[Code that draws figures]

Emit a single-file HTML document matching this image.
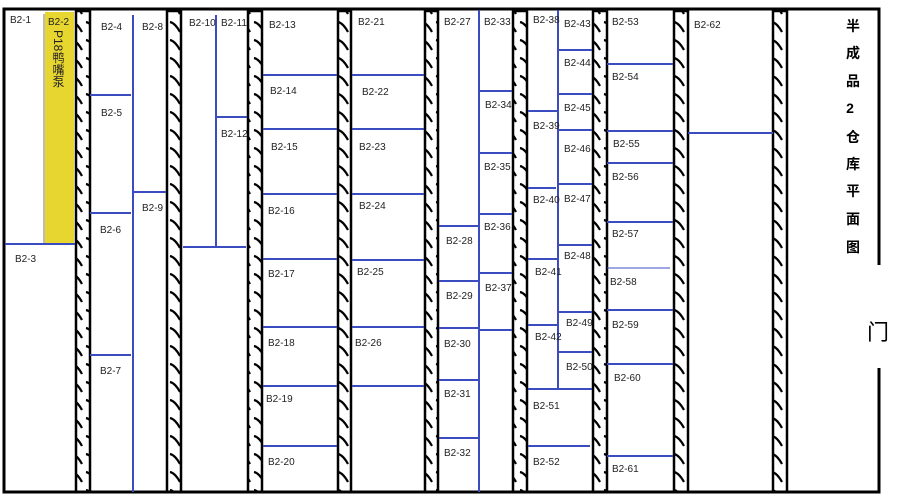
<!DOCTYPE html>
<html><head><meta charset="utf-8"><style>
html,body{margin:0;padding:0;background:#fff;}
svg{display:block;}
text{font-family:"Liberation Sans",sans-serif;font-size:10px;fill:#222;}
.cjk{font-family:"Liberation Sans","Noto Sans CJK SC",sans-serif;font-size:14px;fill:#000;font-weight:bold;}
</style></head><body>
<svg width="908" height="503" viewBox="0 0 908 503" xmlns="http://www.w3.org/2000/svg">
<defs>
<pattern id="h" width="14" height="18" patternUnits="userSpaceOnUse">
<path d="M2,4 Q7,5 12,14" stroke="#000" stroke-width="2.2" fill="none"/>
</pattern>
</defs>
<rect x="0" y="0" width="908" height="503" fill="#fff"/>
<rect x="45" y="12" width="29" height="232" fill="#e8d630"/>
<text x="48" y="25" font-size="9">B2-2</text>
<text x="58" y="30" style="font-size:12px;writing-mode:tb;">P18鸭嘴泵</text>
<line x1="44" y1="14" x2="44" y2="244" stroke="#777" stroke-width="1"/>
<g stroke="#000" stroke-width="2.5">
<rect x="76" y="11" width="14" height="481" fill="url(#h)"/>
<rect x="167" y="11" width="14" height="481" fill="url(#h)"/>
<rect x="248" y="11" width="14" height="481" fill="url(#h)"/>
<rect x="338" y="11" width="13" height="481" fill="url(#h)"/>
<rect x="425" y="11" width="13" height="481" fill="url(#h)"/>
<rect x="513" y="11" width="14" height="481" fill="url(#h)"/>
<rect x="593" y="11" width="14" height="481" fill="url(#h)"/>
<rect x="674" y="11" width="14" height="481" fill="url(#h)"/>
<rect x="773" y="11" width="14" height="481" fill="url(#h)"/>
</g>
<g stroke="#000" stroke-width="3" fill="none">
<path d="M879,265 L879,9 L4,9 L4,492 L879,492 L879,368"/>
</g>
<g stroke="#3b4cc0" stroke-width="2">
<line x1="5" y1="244" x2="75" y2="244"/>
<line x1="133" y1="15" x2="133" y2="492"/>
<line x1="90" y1="95" x2="131" y2="95"/>
<line x1="90" y1="213" x2="131" y2="213"/>
<line x1="90" y1="355" x2="131" y2="355"/>
<line x1="133" y1="192" x2="166" y2="192"/>
<line x1="216" y1="15" x2="216" y2="247"/>
<line x1="216" y1="117" x2="247" y2="117"/>
<line x1="183" y1="247" x2="246" y2="247"/>
<line x1="263" y1="75" x2="337" y2="75"/><line x1="263" y1="129" x2="337" y2="129"/>
<line x1="263" y1="194" x2="337" y2="194"/><line x1="263" y1="259" x2="337" y2="259"/>
<line x1="263" y1="327" x2="337" y2="327"/><line x1="263" y1="386" x2="337" y2="386"/>
<line x1="263" y1="446" x2="337" y2="446"/>
<line x1="352" y1="75" x2="424" y2="75"/><line x1="352" y1="129" x2="424" y2="129"/>
<line x1="352" y1="194" x2="424" y2="194"/><line x1="352" y1="260" x2="424" y2="260"/>
<line x1="352" y1="327" x2="424" y2="327"/><line x1="352" y1="386" x2="424" y2="386"/>
<line x1="479" y1="10" x2="479" y2="492"/>
<line x1="439" y1="226" x2="479" y2="226"/><line x1="439" y1="281" x2="479" y2="281"/>
<line x1="439" y1="328" x2="479" y2="328"/><line x1="439" y1="380" x2="479" y2="380"/>
<line x1="439" y1="438" x2="479" y2="438"/>
<line x1="479" y1="91" x2="512" y2="91"/><line x1="479" y1="153" x2="512" y2="153"/>
<line x1="479" y1="214" x2="512" y2="214"/><line x1="479" y1="273" x2="512" y2="273"/>
<line x1="479" y1="330" x2="512" y2="330"/>
<line x1="558" y1="10" x2="558" y2="389"/>
<line x1="528" y1="111" x2="558" y2="111"/><line x1="528" y1="188" x2="556" y2="188"/>
<line x1="528" y1="259" x2="558" y2="259"/><line x1="528" y1="325" x2="558" y2="325"/>
<line x1="528" y1="389" x2="592" y2="389"/><line x1="528" y1="446" x2="590" y2="446"/>
<line x1="558" y1="50" x2="592" y2="50"/><line x1="558" y1="94" x2="592" y2="94"/>
<line x1="558" y1="130" x2="592" y2="130"/><line x1="558" y1="184" x2="592" y2="184"/>
<line x1="558" y1="245" x2="592" y2="245"/><line x1="558" y1="312" x2="592" y2="312"/>
<line x1="558" y1="352" x2="592" y2="352"/>
<line x1="607" y1="64" x2="673" y2="64"/><line x1="607" y1="131" x2="673" y2="131"/>
<line x1="607" y1="163" x2="673" y2="163"/><line x1="607" y1="222" x2="673" y2="222"/>
<line x1="607" y1="268" x2="670" y2="268" stroke-width="1"/><line x1="607" y1="310" x2="673" y2="310"/>
<line x1="607" y1="364" x2="673" y2="364"/><line x1="607" y1="456" x2="673" y2="456"/>
<line x1="688" y1="133" x2="773" y2="133"/>
</g>
<g>
<text x="10" y="23">B2-1</text><text x="15" y="262">B2-3</text>
<text x="101" y="30">B2-4</text><text x="101" y="116">B2-5</text><text x="100" y="233">B2-6</text><text x="100" y="374">B2-7</text>
<text x="142" y="30">B2-8</text><text x="142" y="211">B2-9</text>
<text x="189" y="26">B2-10</text><text x="221" y="26">B2-11</text><text x="221" y="137">B2-12</text>
<text x="269" y="28">B2-13</text><text x="270" y="94">B2-14</text><text x="271" y="150">B2-15</text><text x="268" y="214">B2-16</text>
<text x="268" y="277">B2-17</text><text x="268" y="346">B2-18</text><text x="266" y="402">B2-19</text><text x="268" y="465">B2-20</text>
<text x="358" y="25">B2-21</text><text x="362" y="95">B2-22</text><text x="359" y="150">B2-23</text><text x="359" y="209">B2-24</text>
<text x="357" y="275">B2-25</text><text x="355" y="346">B2-26</text>
<text x="444" y="25">B2-27</text><text x="446" y="244">B2-28</text><text x="446" y="299">B2-29</text><text x="444" y="347">B2-30</text>
<text x="444" y="397">B2-31</text><text x="444" y="456">B2-32</text>
<text x="484" y="25">B2-33</text><text x="485" y="108">B2-34</text><text x="484" y="170">B2-35</text><text x="484" y="230">B2-36</text><text x="485" y="291">B2-37</text>
<text x="533" y="23">B2-38</text><text x="533" y="129">B2-39</text><text x="533" y="203">B2-40</text><text x="535" y="275">B2-41</text>
<text x="535" y="340">B2-42</text><text x="533" y="409">B2-51</text><text x="533" y="465">B2-52</text>
<text x="564" y="27">B2-43</text><text x="564" y="66">B2-44</text><text x="564" y="111">B2-45</text><text x="564" y="152">B2-46</text>
<text x="564" y="202">B2-47</text><text x="564" y="259">B2-48</text><text x="566" y="326">B2-49</text><text x="566" y="370">B2-50</text>
<text x="612" y="25">B2-53</text><text x="612" y="80">B2-54</text><text x="613" y="147">B2-55</text><text x="612" y="180">B2-56</text>
<text x="612" y="237">B2-57</text><text x="610" y="285">B2-58</text><text x="612" y="328">B2-59</text><text x="614" y="381">B2-60</text>
<text x="612" y="472">B2-61</text>
<text x="694" y="28">B2-62</text>
</g>
<g text-anchor="middle">
<text class="cjk" x="853" y="31">半</text>
<text class="cjk" x="853" y="58">成</text>
<text class="cjk" x="853" y="86">品</text>
<text class="cjk" x="850" y="113">2</text>
<text class="cjk" x="853" y="142">仓</text>
<text class="cjk" x="853" y="169">库</text>
<text class="cjk" x="853" y="196">平</text>
<text class="cjk" x="853" y="224">面</text>
<text class="cjk" x="853" y="252">图</text>
<text class="cjk" x="878" y="340" style="font-size:22px;font-weight:normal">门</text>
</g>
</svg>
</body></html>
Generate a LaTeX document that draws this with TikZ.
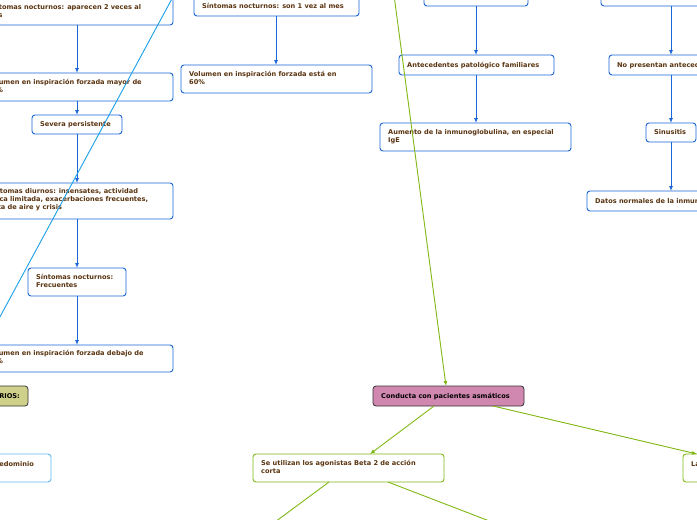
\documentclass[tikz,border=0pt]{standalone}
\usepackage{fontspec}
\setmainfont{DejaVu Sans}
\usetikzlibrary{arrows.meta}
\definecolor{bl}{HTML}{1A66D9}
\definecolor{cy}{HTML}{1AA0E8}
\definecolor{gr}{HTML}{80B814}
\definecolor{tx}{HTML}{5A3410}
\definecolor{pk}{HTML}{D088B0}
\definecolor{ol}{HTML}{CFD08A}
\tikzset{
 bx/.style={draw=bl,line width=0.9pt,rounded corners=3pt,fill=white},
 gbx/.style={draw=gr,line width=0.9pt,rounded corners=3pt,fill=white},
 lbx/.style={draw=cy!70,line width=0.9pt,rounded corners=3pt,fill=white},
 tt/.style={anchor=north west,inner sep=0pt,font=\fontsize{6.6}{8}\selectfont\bfseries,text=tx,align=left},
 ba/.style={draw=bl,line width=0.9pt,-{Latex[length=5pt,width=4pt]}},
 ga/.style={draw=gr,line width=0.9pt,-{Latex[length=5pt,width=4pt]}},
}
\begin{document}
\begin{tikzpicture}[x=1pt,y=-1pt]
\useasboundingbox (0,0) rectangle (697,520);
\clip (0,0) rectangle (697,520);
\fill[white] (0,0) rectangle (697,520);
% blue boxes
\draw[bx] (-10,-5) rectangle (173,25); \node[tt] (a) at (-13,4) {Síntomas nocturnos: aparecen 2 veces al\\mes};
\draw[bx] (194,-5) rectangle (359,16); \node[tt] (b) at (202,3) {Síntomas nocturnos: son 1 vez al mes};
\draw[bx] (181,65) rectangle (372,93); \node[tt] (c) at (189,71) {Volumen en inspiración forzada está en\\60\%};
\draw[bx] (-10,73) rectangle (173,101); \node[tt] (d) at (-13,79) {Volumen en inspiración forzada mayor de\\80\%};
\draw[bx] (32,115) rectangle (122,134); \node[tt] (e) at (40,121) {Severa persistente};
\draw[bx] (-10,183) rectangle (173,219); \node[tt] (f) at (-12,188) {Síntomas diurnos: insensates, actividad\\física limitada, exacerbaciones frecuentes,\\falta de aire y crisis};
\draw[bx] (28,268) rectangle (126,296); \node[tt] (g) at (36,274) {Síntomas nocturnos:\\Frecuentes};
\draw[bx] (-10,345) rectangle (173,372); \node[tt] (h) at (-13,350) {Volumen en inspiración forzada debajo de\\60\%};
\draw[draw=black!80,fill=ol,line width=0.8pt,rounded corners=3pt] (-10,386) rectangle (28,406);
\node[tt,anchor=north east,text=black] (i) at (20,393) {CRITERIOS:};
\draw[lbx] (-10,454) rectangle (51,482); \node[tt,anchor=north east] (j) at (34,461) {Predominio};
\draw[bx] (424,-5) rectangle (528,6);
\draw[bx] (399,55) rectangle (554,75); \node[tt] (l) at (407,62) {Antecedentes patológico familiares};
\draw[bx] (380,123) rectangle (571,151); \node[tt] (m) at (388,129) {Aumento de la inmunoglobulina, en especial\\IgE};
\draw[bx] (601,-5) rectangle (705,6);
\draw[bx] (609,55) rectangle (705,75); \node[tt] (o) at (617,62) {No presentan antecedentes};
\draw[bx] (646,123) rectangle (696,142); \node[tt] (p) at (654,129) {Sinusitis};
\draw[bx] (587,191) rectangle (705,211); \node[tt] (q) at (595,198) {Datos normales de la inmunoglobulina};
% blue arrows
\coordinate (k) at (476,6); \coordinate (n) at (671,6);
\draw[ba] (77,25) -- (77,73);
\draw[ba] (77,101) -- (77,115);
\draw[ba] (77,134) -- (77,183);
\draw[ba] (77,219) -- (77,268);
\draw[ba] (77,296) -- (77,345);
\draw[ba] (276,16) -- (276,65);
\draw[ba] (k) -- (476,55);
\draw[ba] (476,75) -- (476,123);
\draw[ba] (n) -- (671,55);
\draw[ba] (671,75) -- (671,123);
\draw[ba] (671,142) -- (671,191);
% cyan line
\draw[cy,line width=0.9pt] (174,-5) -- (-5,326);
% pink node and greens
\draw[draw=black!80,fill=pk,line width=0.8pt,rounded corners=3pt] (373,386) rectangle (524,406);
\node[tt,text=black] (r) at (381,393) {Conducta con pacientes asmáticos};
\draw[gbx] (253,454) rectangle (444,482); \node[tt] (s) at (261,460) {Se utilizan los agonistas Beta 2 de acción\\corta};
\draw[gbx] (683,454) rectangle (705,482); \node[tt] (t) at (691,461) {Las};
\draw[ga] (394,-5) -- (446,386);
\draw[ga] (434,406) -- (370,454);
\draw[ga] (493,406) -- (697,454);
\draw[gr,line width=0.9pt] (329,482) -- (275,522);
\draw[gr,line width=0.9pt] (388,482) -- (492,522);
\end{tikzpicture}
\end{document}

**To do**
Scan the listing above. Collect all lines with the word "this".

**Answer to the task**
Emit a single-file HTML document matching this image.
Generate a LaTeX document that draws this with TikZ.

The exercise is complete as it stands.